» **Stated exercise**:
Give the number of lines in the records below that include "Write", and nothing more.
>> begin
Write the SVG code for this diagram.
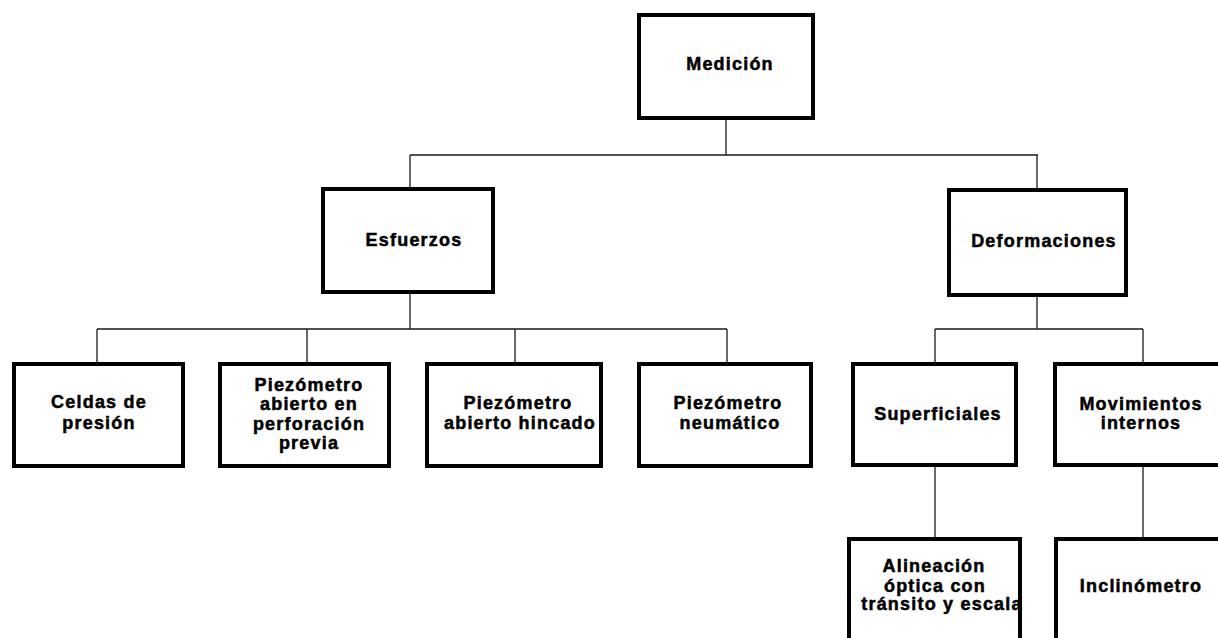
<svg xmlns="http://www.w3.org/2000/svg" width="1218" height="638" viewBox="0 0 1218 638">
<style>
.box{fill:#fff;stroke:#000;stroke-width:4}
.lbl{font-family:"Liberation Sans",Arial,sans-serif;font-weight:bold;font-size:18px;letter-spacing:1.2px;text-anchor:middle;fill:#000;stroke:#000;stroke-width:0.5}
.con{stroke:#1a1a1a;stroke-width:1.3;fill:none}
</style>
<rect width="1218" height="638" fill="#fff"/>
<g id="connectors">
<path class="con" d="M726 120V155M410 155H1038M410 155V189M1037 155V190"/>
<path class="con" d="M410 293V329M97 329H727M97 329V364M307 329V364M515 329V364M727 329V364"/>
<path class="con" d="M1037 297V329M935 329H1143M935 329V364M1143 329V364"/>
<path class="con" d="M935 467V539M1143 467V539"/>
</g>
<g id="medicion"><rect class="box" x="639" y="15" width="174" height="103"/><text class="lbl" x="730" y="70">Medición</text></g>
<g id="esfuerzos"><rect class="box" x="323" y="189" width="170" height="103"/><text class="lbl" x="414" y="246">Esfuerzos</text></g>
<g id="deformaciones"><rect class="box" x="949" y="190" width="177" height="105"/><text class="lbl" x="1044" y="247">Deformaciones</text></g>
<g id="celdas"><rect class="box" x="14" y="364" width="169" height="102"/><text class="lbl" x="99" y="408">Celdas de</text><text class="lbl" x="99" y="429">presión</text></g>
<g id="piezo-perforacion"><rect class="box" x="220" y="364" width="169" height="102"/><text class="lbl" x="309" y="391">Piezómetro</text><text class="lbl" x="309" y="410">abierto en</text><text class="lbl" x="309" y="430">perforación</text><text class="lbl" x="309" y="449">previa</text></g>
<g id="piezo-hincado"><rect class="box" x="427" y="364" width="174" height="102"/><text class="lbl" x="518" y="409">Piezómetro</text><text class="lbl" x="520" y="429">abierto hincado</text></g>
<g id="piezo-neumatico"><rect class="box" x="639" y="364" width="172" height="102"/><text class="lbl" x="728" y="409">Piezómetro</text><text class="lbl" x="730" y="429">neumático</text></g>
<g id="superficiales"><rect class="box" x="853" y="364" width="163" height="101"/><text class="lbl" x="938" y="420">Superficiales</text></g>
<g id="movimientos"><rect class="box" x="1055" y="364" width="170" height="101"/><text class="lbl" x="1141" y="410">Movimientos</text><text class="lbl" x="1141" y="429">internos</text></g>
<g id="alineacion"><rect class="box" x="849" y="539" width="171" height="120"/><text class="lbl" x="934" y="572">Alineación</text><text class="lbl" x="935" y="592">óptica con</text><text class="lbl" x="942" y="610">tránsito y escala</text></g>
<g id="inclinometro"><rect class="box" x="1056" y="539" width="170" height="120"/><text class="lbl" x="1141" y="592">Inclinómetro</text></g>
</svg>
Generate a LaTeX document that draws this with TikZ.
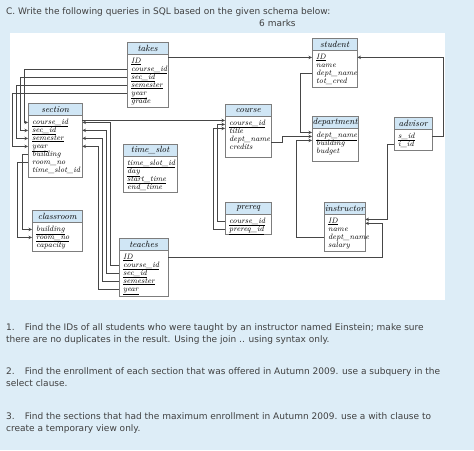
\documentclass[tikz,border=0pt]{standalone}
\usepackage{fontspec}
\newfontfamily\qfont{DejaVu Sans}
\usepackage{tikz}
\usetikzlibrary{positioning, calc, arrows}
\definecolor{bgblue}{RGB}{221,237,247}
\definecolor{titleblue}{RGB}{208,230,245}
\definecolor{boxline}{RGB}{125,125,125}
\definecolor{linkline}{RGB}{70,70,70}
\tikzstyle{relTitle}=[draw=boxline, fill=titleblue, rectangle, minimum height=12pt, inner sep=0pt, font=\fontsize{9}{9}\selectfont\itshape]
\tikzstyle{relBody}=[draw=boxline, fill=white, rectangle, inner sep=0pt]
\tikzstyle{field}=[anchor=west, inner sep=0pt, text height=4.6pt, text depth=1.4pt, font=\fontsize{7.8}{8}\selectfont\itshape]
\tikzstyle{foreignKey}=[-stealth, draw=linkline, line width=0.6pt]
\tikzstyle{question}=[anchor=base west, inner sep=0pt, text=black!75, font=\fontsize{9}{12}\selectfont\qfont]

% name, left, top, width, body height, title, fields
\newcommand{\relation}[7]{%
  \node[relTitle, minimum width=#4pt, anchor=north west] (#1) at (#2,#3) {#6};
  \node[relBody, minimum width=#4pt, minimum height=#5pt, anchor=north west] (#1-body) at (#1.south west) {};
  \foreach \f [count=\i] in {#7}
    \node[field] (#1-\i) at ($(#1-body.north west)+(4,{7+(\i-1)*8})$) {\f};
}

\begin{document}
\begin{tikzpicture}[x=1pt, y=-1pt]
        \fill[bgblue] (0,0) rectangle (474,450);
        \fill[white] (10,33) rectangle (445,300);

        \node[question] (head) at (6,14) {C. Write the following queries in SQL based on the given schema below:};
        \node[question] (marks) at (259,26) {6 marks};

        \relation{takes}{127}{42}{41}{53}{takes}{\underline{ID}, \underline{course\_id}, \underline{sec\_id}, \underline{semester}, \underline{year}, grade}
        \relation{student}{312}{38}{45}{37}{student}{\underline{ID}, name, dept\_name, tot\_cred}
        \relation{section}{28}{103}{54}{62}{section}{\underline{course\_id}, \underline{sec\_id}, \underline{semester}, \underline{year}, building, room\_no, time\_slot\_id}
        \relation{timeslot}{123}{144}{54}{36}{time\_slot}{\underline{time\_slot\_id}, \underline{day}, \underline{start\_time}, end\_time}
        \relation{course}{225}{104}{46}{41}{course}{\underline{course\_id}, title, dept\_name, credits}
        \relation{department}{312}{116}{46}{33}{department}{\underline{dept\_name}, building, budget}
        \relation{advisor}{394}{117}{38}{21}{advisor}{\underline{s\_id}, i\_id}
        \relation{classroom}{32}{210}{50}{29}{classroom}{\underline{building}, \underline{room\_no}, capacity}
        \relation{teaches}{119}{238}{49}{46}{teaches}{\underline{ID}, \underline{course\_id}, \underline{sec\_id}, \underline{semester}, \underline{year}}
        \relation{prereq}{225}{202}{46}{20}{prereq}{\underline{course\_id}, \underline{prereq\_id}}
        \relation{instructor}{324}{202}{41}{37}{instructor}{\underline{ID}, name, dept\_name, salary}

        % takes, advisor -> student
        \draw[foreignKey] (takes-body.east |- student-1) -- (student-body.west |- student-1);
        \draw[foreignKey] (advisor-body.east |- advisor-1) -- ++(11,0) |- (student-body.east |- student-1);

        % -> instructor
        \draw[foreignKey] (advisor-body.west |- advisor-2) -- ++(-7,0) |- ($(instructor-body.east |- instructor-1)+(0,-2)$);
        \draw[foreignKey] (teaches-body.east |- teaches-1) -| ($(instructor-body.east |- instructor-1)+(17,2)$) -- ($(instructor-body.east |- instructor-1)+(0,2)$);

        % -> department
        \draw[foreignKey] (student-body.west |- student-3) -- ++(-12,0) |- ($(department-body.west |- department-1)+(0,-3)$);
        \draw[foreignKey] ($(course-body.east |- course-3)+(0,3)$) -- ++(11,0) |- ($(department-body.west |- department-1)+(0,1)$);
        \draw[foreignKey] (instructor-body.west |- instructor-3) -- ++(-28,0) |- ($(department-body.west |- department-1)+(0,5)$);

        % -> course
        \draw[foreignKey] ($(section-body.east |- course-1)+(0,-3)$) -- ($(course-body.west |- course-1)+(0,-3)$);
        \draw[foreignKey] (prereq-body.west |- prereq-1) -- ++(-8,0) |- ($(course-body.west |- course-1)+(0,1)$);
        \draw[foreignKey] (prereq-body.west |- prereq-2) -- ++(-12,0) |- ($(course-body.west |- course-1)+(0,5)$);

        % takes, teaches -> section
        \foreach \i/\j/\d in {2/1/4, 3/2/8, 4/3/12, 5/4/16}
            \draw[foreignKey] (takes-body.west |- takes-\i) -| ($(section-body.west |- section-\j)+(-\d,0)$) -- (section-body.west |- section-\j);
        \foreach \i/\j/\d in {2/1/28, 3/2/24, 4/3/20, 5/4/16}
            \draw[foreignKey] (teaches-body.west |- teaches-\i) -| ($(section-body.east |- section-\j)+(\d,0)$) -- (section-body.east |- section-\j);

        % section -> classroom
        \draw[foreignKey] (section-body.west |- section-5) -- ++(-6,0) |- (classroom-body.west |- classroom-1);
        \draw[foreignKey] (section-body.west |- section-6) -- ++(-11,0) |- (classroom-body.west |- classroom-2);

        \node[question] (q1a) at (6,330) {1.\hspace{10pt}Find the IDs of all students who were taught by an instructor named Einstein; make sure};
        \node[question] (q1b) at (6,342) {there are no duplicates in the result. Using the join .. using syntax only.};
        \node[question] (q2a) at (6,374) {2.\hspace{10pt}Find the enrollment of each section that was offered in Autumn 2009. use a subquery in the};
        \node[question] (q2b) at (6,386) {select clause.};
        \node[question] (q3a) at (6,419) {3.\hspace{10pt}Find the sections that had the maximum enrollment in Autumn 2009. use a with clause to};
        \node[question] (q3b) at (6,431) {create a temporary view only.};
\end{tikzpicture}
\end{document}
>> end
» **Exercise solution**:
2